Key factors that can change power density and SEQ

Power density is rarely a fixed number, and a normalized SEQ value exposes where the performance can shift most. Engineers can use the following factors as levers during design optimization. Understanding each one will help you interpret the calculator outputs more accurately.

• Thermal management: Improved cooling can sustain higher output without derating, increasing both power density and SEQ.
• Efficiency mapping: Power conversion losses increase at partial loads, which lowers SEQ during typical duty cycles.
• Packaging and integration: Dense packaging can boost W/L but may increase thermal resistance.
• Operating environment: High altitude or hot climates can reduce performance and lower normalized values.
• Control strategy: Smart control can reduce peak losses, improving effective duty cycle.

Interpreting SEQ results for decision making

A high SEQ score indicates that a system maintains strong performance once real operating conditions are considered. However, the score should be used alongside other metrics like reliability, safety, and cost. For example, a supercapacitor system might display an excellent SEQ due to high power density and duty cycle, but it could be unfavorable if long energy storage is required. Conversely, a fuel cell may show a lower SEQ but still be the right choice if long duration energy delivery is critical. The best decisions are made by combining the SEQ output with lifecycle requirements and system integration constraints.

Common pitfalls and validation steps

Power density SEQ calculations are most effective when inputs are realistic. Overstated efficiency or duty cycle can make a system appear better than it will be in operation. Designers should validate efficiency values from manufacturer datasheets and, when possible, measure performance under the specific temperature and load conditions expected in the field. Another common pitfall is using peak volume that excludes cooling hardware or cabling. The volume should reflect the complete system as installed, not just the core power hardware.

Validation steps can include cross checking with published benchmarks, running a thermal simulation, or doing a short duration load test.
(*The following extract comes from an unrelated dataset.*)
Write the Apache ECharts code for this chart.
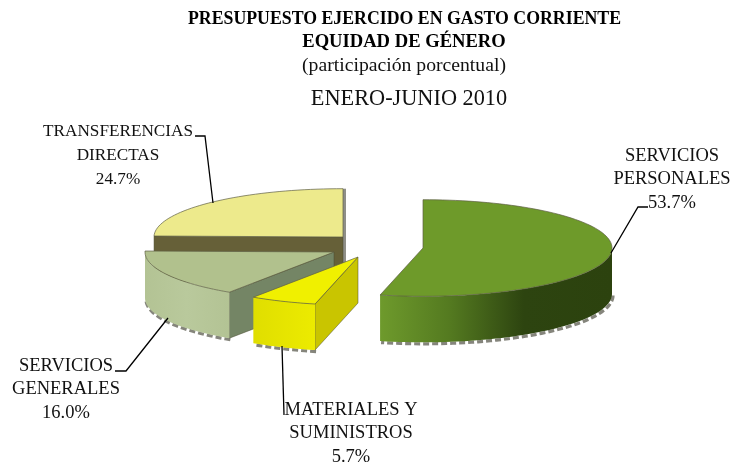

If your SEQ result is far outside typical ranges, adjust the input assumptions or investigate whether the system has a unique performance advantage. This validation mindset improves the credibility of the analysis and reduces the risk of selecting an underperforming design.

How to use this calculator in planning and design reviews

The calculator is most useful during early phase design trade studies. You can input different component options and compare the normalized score in seconds. This is especially helpful in proposals where physical constraints and cooling budgets are strict. For example, a mobility platform may require a higher SEQ to justify a compact enclosure, while a stationary system might accept lower SEQ if it can be spread across larger volume. Use the output to rank options, identify weak factors, and focus engineering resources where they have the largest impact.

In procurement, the SEQ score can be used to establish target requirements that vendors must meet. It provides a more nuanced measure than raw power density and helps ensure that a system will perform under realistic duty cycles. In many cases a slightly lower base power density but higher efficiency and cooling capability yields a stronger SEQ. That insight can influence the final selection of components and the integration strategy.

Summary and next steps

Power density SEQ calculation is a practical framework for balancing raw performance with real operational constraints. It begins with basic power density and adjusts for efficiency, duty cycle, application, and cooling to create a normalized figure that better matches field outcomes. By using realistic inputs and benchmarking against published statistics, engineers can make more confident comparisons across technologies. The calculator above provides a fast way to estimate this normalized metric, helping you prioritize improvements, validate design decisions, and communicate performance expectations with clarity.